This Pokemon Trainer Reportedly Landed A Book Deal To Write A Strategy Guide To The Game
After shutting down her fledgling, Craigslist-based business, a professional Pokemon trainer named Ivy St. Ive has landed a book deal. Her fame caught the attention of an e-sports coaching company, Gamer Sensei, which has now hired St. Ive to serve as a "Pokemon Go" guru to its staff. She will allegedly also be co-writing a "Pokemon Go" strategy guide for an as yet unnamed publisher, according to Gothamist.
On Tuesday, St. Ive posted an advertisement for her services on Craigslist. Sporting a Golbat tattoo and a can-do attitude, she offered to "walk around in 1-4 hour shifts signed in to your account capturing every single Pokémon I come into contact with, activating every Poke Stop [sic] I pass and walking nonstop to help hatch your eggs," for the relatively small price of $20 per hour. The professional Pokemon trainer also advertised a treasure trove of Gym battle tips, and said she would "take the fall" for anyone caught cheating with "Pokemon Go," provided the price was right.
By Wednesday, St. Ive had removed her Craigslist ad, after being notified that training others' Pokemon is a violation of "Pokemon Go" developer Niantic's terms of service. It's also generally against policy to make real-life money off of accounts or in-game materials, although St. Ive did not mention that bit of information. Gothamist reported that St. Ive intended to return to her day job: "writing about the intersections of health, the environment and human rights [sic]."
Things didn't quite turn out that way, however. On Friday, Gothamist reported that St. Ive had signed on to deliver "Pokemon Go" coaching to Gamer Sensei's audience. She told the NYC-based site that "her job will be to teach people at the company how to play the game like an expert, and she'll also be writing a couple of sections of [the 'Pokemon Go' strategy guide]."

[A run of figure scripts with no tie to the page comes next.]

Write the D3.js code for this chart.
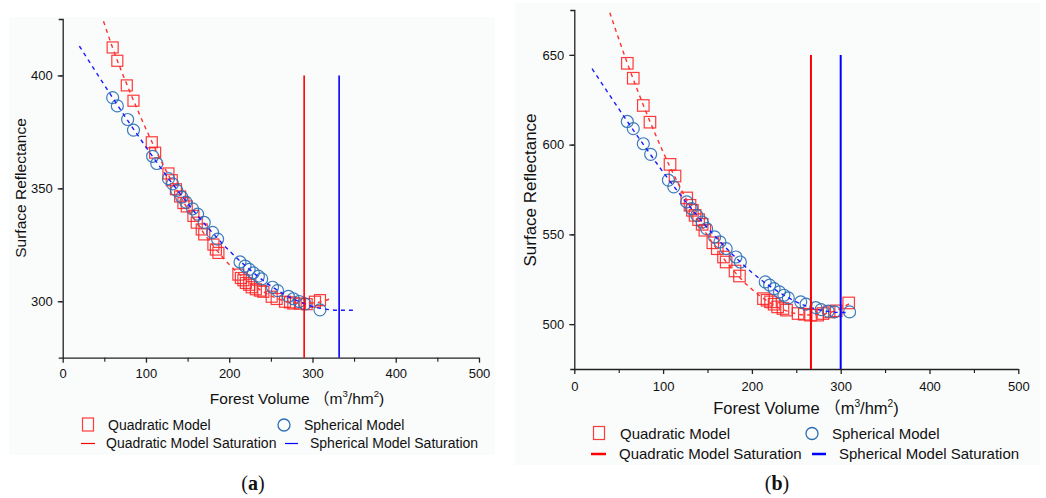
<!DOCTYPE html>
<html>
<head>
<meta charset="utf-8">
<script src="https://cdn.jsdelivr.net/npm/d3@7"></script>
<style>
  body { margin: 0; background: #fff; }
  svg { display: block; font-family: "Liberation Sans", Arial, sans-serif; }
</style>
</head>
<body>
<svg class="chart"></svg>
<script>
// panel (a) observations: [forest volume, surface reflectance]
const quadPointsA = [
  [60, 412.4], [65.6, 406.5], [77, 395.6], [85, 388.8], [107, 370.4], [111, 365.8],
  [127, 356.6], [131, 353.6], [136, 349.6], [141, 346.4], [145, 343.5], [149, 342],
  [157, 337.8], [161, 334.8], [167, 331.8], [170, 329.6], [181, 325.1], [184, 322.9],
  [187, 321.4], [211, 311.8], [214, 310.3], [217, 309.3], [220, 308.1], [224, 307.3],
  [227, 306.2], [232, 305.3], [237, 304.7], [241, 304.2], [251, 302], [257, 301],
  [267, 299.8], [273, 299.5], [277, 299], [285, 299], [293, 298.7], [303, 299.8], [309, 300.5]
];
const sphPointsA = [
  [60, 390.2], [65.6, 386.5], [78, 380.5], [85, 375.8], [108, 364.2], [113, 361],
  [127, 354.3], [132, 352], [137, 349.1], [143, 346.1], [148, 343.9], [156, 340.9],
  [162, 338.6], [170, 334.9], [180, 330.5], [186, 327.5], [213, 317.4], [219, 315.6],
  [224, 314.1], [229, 312.6], [235, 311.1], [239, 309.9], [252, 306.2], [258, 304.7],
  [271, 302.2], [277, 301.1], [284, 299.9], [291, 298.8], [309, 296.2]
];
// fitted curves
const quadFitA = [
  [49, 424], [60, 412.2], [80, 393.4], [100, 376.3], [120, 360.8], [140, 347.2],
  [160, 335.2], [180, 324.9], [200, 316.3], [220, 309.5], [240, 304.4], [260, 300.9],
  [280, 299.2], [300, 299.2], [320, 300.9]
];
const sphFitA = [
  [20, 413], [40, 401.5], [60, 390.1], [80, 379], [100, 368.3], [120, 357.9],
  [140, 348.1], [160, 338.8], [180, 330.3], [200, 322.4], [220, 315.5], [240, 309.4],
  [260, 304.4], [280, 300.5], [300, 297.7], [320, 296.3], [332, 296], [352, 296]
];
const saturationA = [290, 332];

// panel (b)
const quadPointsB = [
  [59.7, 645.3], [66.4, 637], [77.7, 621.8], [85.2, 612.5], [107.8, 589], [113.4, 582.5],
  [126.6, 570.3], [130.3, 566.2], [133, 563.4], [136, 560.6], [140, 558.2], [144, 555.6],
  [147, 552.3], [156, 545.3], [161, 542], [168, 537.4], [171, 534.6], [181, 529.6],
  [186, 526.8], [213, 514.2], [217, 513.3], [221, 512.4], [225, 511.1], [229, 509.6],
  [235, 508.7], [239, 507.8], [252, 505.9], [259, 505.5], [266, 505], [274, 505],
  [280, 505.9], [287, 506.8], [295, 507.4], [309, 511.8]
];
const sphPointsB = [
  [59.7, 612.9], [66.4, 608.9], [77.7, 600.5], [86, 594.6], [106, 580.2], [112, 576.5],
  [126.6, 568.1], [132, 564.4], [138, 560.6], [144, 556.9], [149, 553.2], [158, 548.6],
  [164, 545.8], [171, 542.1], [182, 537.4], [187, 534.6], [215, 523.5], [220, 521.7],
  [225, 519.8], [231, 518], [236, 516.1], [241, 514.6], [255, 512.4], [261, 511.1],
  [272, 509.2], [278, 508.1], [286, 507.2], [293, 506.8], [310, 506.8]
];
const quadFitB = [
  [40, 673.5], [60, 645], [80, 619.2], [100, 595.9], [120, 575.3], [140, 557.4],
  [160, 542.1], [180, 529.4], [200, 519.4], [220, 512], [240, 507.2], [260, 505.1],
  [280, 505.6], [300, 508.8], [310, 511.4]
];
const sphFitB = [
  [20, 642.3], [40, 627.4], [60, 612.7], [80, 598.5], [100, 584.7], [120, 571.7],
  [140, 559.4], [160, 548.1], [180, 537.9], [200, 528.8], [220, 521.2], [240, 515],
  [260, 510.3], [280, 507.5], [300, 506.5], [310, 506.5]
];
const saturationB = [266.5, 300];

const xDomain = [0, 500];
const xTicks = [0, 100, 200, 300, 400, 500];
const yDomainA = [275, 425];
const yTicksA = [300, 350, 400];
const yDomainB = [475, 675];
const yTicksB = [500, 550, 600, 650];

const legendLabels = ["Quadratic Model", "Spherical Model", "Quadratic Model Saturation", "Spherical Model Saturation"];
const captions = ["(a)", "(b)"];

document.addEventListener('DOMContentLoaded', function() {
    const width = 1046;
    const height = 498;
    const red = "#ff1a1a";
    const blue = "#1a1aff";
    const circleBlue = "#2a6fb5";

    const svg = d3.select('.chart')
        .attr('width', width)
        .attr('height', height);

    // faint panel backgrounds
    svg.append("rect").attr("x", 9).attr("y", 17).attr("width", 486).attr("height", 438).attr("fill", "#fafbfb");
    svg.append("rect").attr("x", 515).attr("y", 3).attr("width", 525).attr("height", 462).attr("fill", "#fafbfb");

    function drawPanel(p) {
        const x = d3.scaleLinear().domain(xDomain).range([p.left, p.right]);
        const y = d3.scaleLinear().domain(p.yDomain).range([p.bottom, p.top]);
        const g = svg.append("g");

        // minor ticks
        g.append("g")
            .attr("transform", `translate(0,${p.bottom})`)
            .call(d3.axisBottom(x).tickValues(d3.range(50, 500, 100)).tickSize(4).tickFormat("").tickSizeOuter(0))
            .call(a => a.select(".domain").remove());
        g.append("g")
            .attr("transform", `translate(${p.left},0)`)
            .call(d3.axisLeft(y).tickValues(d3.range(p.yDomain[0] + 25, p.yDomain[1], 50)).tickSize(3).tickFormat("").tickSizeOuter(0))
            .call(a => a.select(".domain").remove());

        const xAxis = g.append("g")
            .attr("transform", `translate(0,${p.bottom})`)
            .call(d3.axisBottom(x).tickValues(xTicks).tickSize(5).tickPadding(p.xPad).tickSizeOuter(0));
        const yAxis = g.append("g")
            .attr("transform", `translate(${p.left},0)`)
            .call(d3.axisLeft(y).tickValues(p.yTicks).tickSize(5).tickPadding(5).tickSizeOuter(4));
        [xAxis, yAxis].forEach(a => {
            a.selectAll("text").attr("font-size", 13).attr("fill", "#111").style("font-family", "Liberation Sans, Arial, sans-serif");
            a.selectAll("line, path").attr("stroke", "#222").attr("stroke-width", 1.3);
        });

        // markers
        const sq = p.square;
        g.append("g").selectAll("rect")
            .data(p.quadPoints)
            .enter().append("rect")
            .attr("x", d => x(d[0]) - sq / 2)
            .attr("y", d => y(d[1]) - sq / 2)
            .attr("width", sq)
            .attr("height", sq)
            .attr("fill", "none")
            .attr("stroke", red)
            .attr("stroke-opacity", 0.85)
            .attr("stroke-width", 1.2);

        g.append("g").selectAll("circle")
            .data(p.sphPoints)
            .enter().append("circle")
            .attr("cx", d => x(d[0]))
            .attr("cy", d => y(d[1]))
            .attr("r", p.radius)
            .attr("fill", "none")
            .attr("stroke", circleBlue)
            .attr("stroke-opacity", 0.9)
            .attr("stroke-width", 1.2);

        // fitted curves
        const line = d3.line().x(d => x(d[0])).y(d => y(d[1])).curve(d3.curveMonotoneX);
        g.append("path").datum(p.quadFit)
            .attr("d", line).attr("fill", "none")
            .attr("stroke", "#ff3030").attr("stroke-width", 1.4).attr("stroke-dasharray", "4,4");
        g.append("path").datum(p.sphFit)
            .attr("d", line).attr("fill", "none")
            .attr("stroke", blue).attr("stroke-width", 1.4).attr("stroke-dasharray", "4,4");

        // saturation lines
        g.selectAll(".sat")
            .data(p.saturation)
            .enter().append("line")
            .attr("x1", d => x(d)).attr("x2", d => x(d))
            .attr("y1", y(p.satTop)).attr("y2", p.bottom)
            .attr("stroke", (d, i) => i === 0 ? "#ff0000" : "#0000ff")
            .attr("stroke-width", p.satWidth);

        // axis titles
        const xt = g.append("text")
            .attr("x", p.xTitle[0]).attr("y", p.xTitle[1])
            .attr("text-anchor", "middle")
            .attr("font-size", p.titleSize).attr("fill", "#111");
        xt.append("tspan").text("Forest Volume ");
        xt.append("tspan").text("（").style("font-family", "Noto Sans CJK SC");
        xt.append("tspan").text("m");
        xt.append("tspan").text("3").attr("font-size", p.titleSize * 0.62).attr("dy", -7);
        xt.append("tspan").text("/hm").attr("dy", 7);
        xt.append("tspan").text("2").attr("font-size", p.titleSize * 0.62).attr("dy", -7);
        xt.append("tspan").text(")").attr("dy", 7);

        g.append("text")
            .attr("transform", `translate(${p.yTitle[0]},${p.yTitle[1]}) rotate(-90)`)
            .attr("text-anchor", "middle")
            .attr("dy", "0.35em")
            .attr("font-size", p.yTitleSize).attr("fill", "#111")
            .text("Surface Reflectance");

        // legend
        const L = p.legend;
        const lg = g.append("g").attr("font-size", L.size).attr("fill", "#111");
        lg.append("rect")
            .attr("x", L.col1 - 5.5).attr("y", L.row1 - 7).attr("width", 11).attr("height", 13)
            .attr("fill", "none").attr("stroke", red).attr("stroke-opacity", 0.85).attr("stroke-width", 1.2);
        lg.append("circle")
            .attr("cx", L.col2).attr("cy", L.row1).attr("r", 6)
            .attr("fill", "none").attr("stroke", circleBlue).attr("stroke-width", 1.3);
        lg.append("line")
            .attr("x1", L.line1[0]).attr("x2", L.line1[1]).attr("y1", L.row2).attr("y2", L.row2)
            .attr("stroke", "#ff0000").attr("stroke-width", L.lineWidth);
        lg.append("line")
            .attr("x1", L.line2[0]).attr("x2", L.line2[1]).attr("y1", L.row2).attr("y2", L.row2)
            .attr("stroke", "#0000ff").attr("stroke-width", L.lineWidth);

        const textPos = [[L.text[0], L.row1], [L.text[1], L.row1], [L.text[2], L.row2], [L.text[3], L.row2]];
        lg.selectAll("text")
            .data(legendLabels)
            .enter().append("text")
            .attr("x", (d, i) => textPos[i][0])
            .attr("y", (d, i) => textPos[i][1])
            .attr("dy", "0.35em")
            .text(d => d);

        svg.append("text")
            .attr("x", p.caption[0]).attr("y", p.caption[1])
            .attr("text-anchor", "middle")
            .attr("font-family", "Liberation Serif, Times New Roman, serif")
            .attr("font-size", 20).attr("fill", "#111")
            .html(p.label.replace(/([ab])/, '<tspan font-weight="bold">$1</tspan>'));
    }

    drawPanel({
        left: 62.7, right: 479, top: 19, bottom: 357.7,
        yDomain: yDomainA, yTicks: yTicksA, xPad: 6,
        quadPoints: quadPointsA, sphPoints: sphPointsA,
        quadFit: quadFitA, sphFit: sphFitA,
        saturation: saturationA, satTop: 400, satWidth: 1.6,
        square: 11, radius: 6,
        titleSize: 15.5, yTitleSize: 15.5,
        xTitle: [297, 404], yTitle: [21, 188],
        legend: {
            size: 14, row1: 425, row2: 443.5, col1: 88, col2: 284,
            line1: [81, 95], line2: [285, 298], lineWidth: 1.2,
            text: [108, 304, 106, 310]
        },
        caption: [253, 490], label: captions[0]
    });

    drawPanel({
        left: 574.3, right: 1018.3, top: 10, bottom: 369,
        yDomain: yDomainB, yTicks: yTicksB, xPad: 8,
        quadPoints: quadPointsB, sphPoints: sphPointsB,
        quadFit: quadFitB, sphFit: sphFitB,
        saturation: saturationB, satTop: 650, satWidth: 2,
        square: 11.5, radius: 6,
        titleSize: 16.5, yTitleSize: 17,
        xTitle: [806, 414], yTitle: [530, 190],
        legend: {
            size: 15, row1: 433.5, row2: 454, col1: 599, col2: 812,
            line1: [591, 606], line2: [812, 826], lineWidth: 2.5,
            text: [620, 832, 619, 839]
        },
        caption: [777, 490], label: captions[1]
    });
});
</script>
</body>
</html>
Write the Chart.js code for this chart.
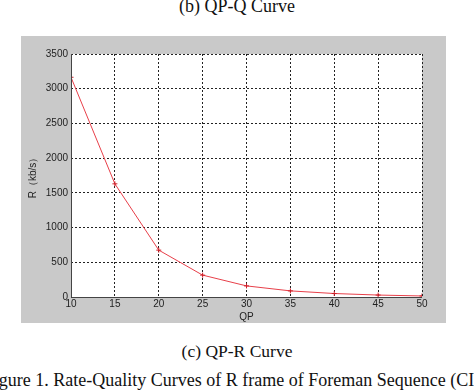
<!DOCTYPE html>
<html>
<head>
<meta charset="utf-8">
<script src="https://cdn.jsdelivr.net/npm/chart.js@4/dist/chart.umd.min.js"></script>
<style>
  body { margin: 0; background: #fff; width: 474px; height: 390px; overflow: hidden; position: relative; }
  .cap { position: absolute; left: -150px; width: 774px; text-align: center; white-space: nowrap;
         font-family: "Liberation Serif", "Times New Roman", serif; font-size: 18px; color: #111; }
  #panel { position: absolute; left: 21px; top: 36px; width: 425px; height: 287px; background: #c9c9c9; }
</style>
</head>
<body>
<div class="cap" style="top:-4px">(b) QP-Q Curve</div>
<div id="panel"><canvas id="chart"></canvas></div>
<div class="cap" style="top:341px;font-size:17.5px">(c) QP-R Curve</div>
<div class="cap" style="top:370px">Figure 1. Rate-Quality Curves of R frame of Foreman Sequence (CIF)</div>
<script>
// QP против битрейта
const qp = [10, 15, 20, 25, 30, 35, 40, 45, 50];
const rate = [3165, 1630, 675, 315, 160, 88, 50, 28, 15];
const xTicks = [10, 15, 20, 25, 30, 35, 40, 45, 50];
const yTicks = [0, 500, 1000, 1500, 2000, 2500, 3000, 3500];

const tickFont = { family: '"Liberation Sans", Arial, sans-serif', size: 10 };

// белый фон области графика + сплошные оси слева и снизу
const plotBg = {
    id: 'plotBg',
    beforeDraw(chart) {
        const a = chart.chartArea;
        chart.ctx.save();
        chart.ctx.fillStyle = '#fff';
        chart.ctx.fillRect(a.left, a.top, a.right - a.left, a.bottom - a.top);
        chart.ctx.restore();
    },
    afterDraw(chart) {
        const a = chart.chartArea, ctx = chart.ctx;
        ctx.save();
        ctx.strokeStyle = '#444';
        ctx.lineWidth = 1;
        ctx.setLineDash([]);
        ctx.beginPath();
        ctx.moveTo(Math.round(a.left) + 0.5, a.top);
        ctx.lineTo(Math.round(a.left) + 0.5, Math.round(a.bottom) + 0.5);
        ctx.lineTo(a.right, Math.round(a.bottom) + 0.5);
        ctx.stroke();
        ctx.restore();
    }
};

new Chart(document.getElementById('chart'), {
    type: 'scatter',
    data: {
        datasets: [{
            data: qp.map((q, i) => ({ x: q, y: rate[i] })),
            showLine: true,
            borderColor: '#e8404a',
            borderWidth: 1,
            pointStyle: 'cross',
            pointRadius: 2.5,
            pointBorderColor: '#d0202a',
            pointBorderWidth: 1
        }]
    },
    options: {
        responsive: true,
        maintainAspectRatio: false,
        animation: false,
        layout: { padding: { left: 0, top: 18, right: 24, bottom: 0 } },
        plugins: { legend: { display: false }, tooltip: { enabled: false } },
        scales: {
            x: {
                type: 'linear',
                min: 10, max: 50,
                afterBuildTicks: s => { s.ticks = xTicks.map(v => ({ value: v })); },
                afterFit: s => { s.height = 26; },
                ticks: { font: tickFont, color: '#222', padding: 1, maxRotation: 0, callback: v => String(v) },
                grid: { color: '#222', lineWidth: 1, drawTicks: false },
                border: { display: false, dash: [2, 2] },
                title: { display: true, text: 'QP', font: tickFont, color: '#222', padding: 0 }
            },
            y: {
                min: 0, max: 3500,
                afterBuildTicks: s => { s.ticks = yTicks.map(v => ({ value: v })); },
                afterFit: s => { s.width = 50; },
                ticks: { font: tickFont, color: '#222', padding: 3, callback: v => String(v) },
                grid: { color: '#222', lineWidth: 1, drawTicks: false },
                border: { display: false, dash: [2, 2] },
                title: { display: true, text: 'R（kb/s）', font: tickFont, color: '#222', padding: { top: 6 } }
            }
        }
    },
    plugins: [plotBg]
});
</script>
</body>
</html>
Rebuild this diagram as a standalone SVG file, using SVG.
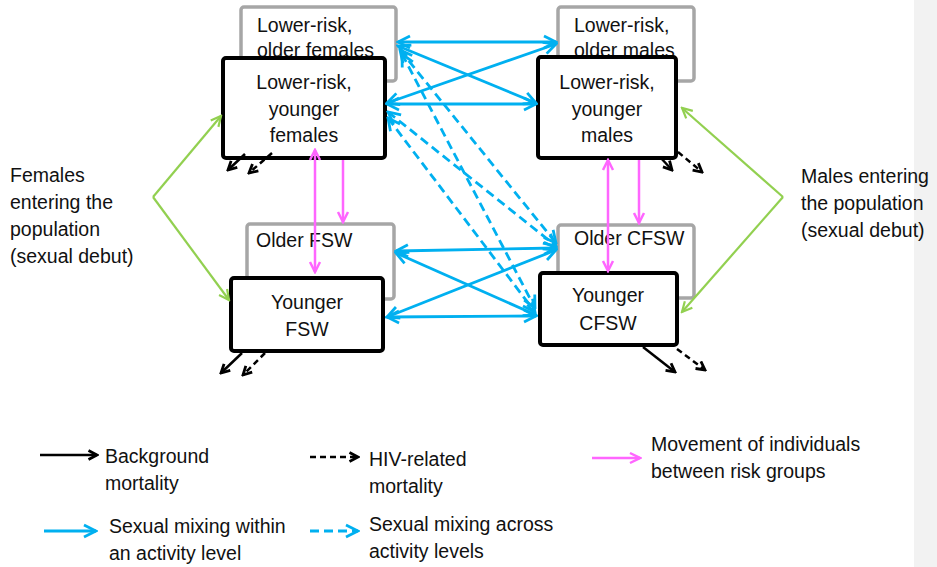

"Pokemon Go" is more than the game of the moment. It's quickly become a full-fledged e-sport, with competitive players forking over real-world dollars for in-game currency and training up to eight hours per day. St. Ive reports that there are players in Bushwick "who are already at level 18, 19 even." Professional Pokemon trainers might just be the heroes we need in this brave new world.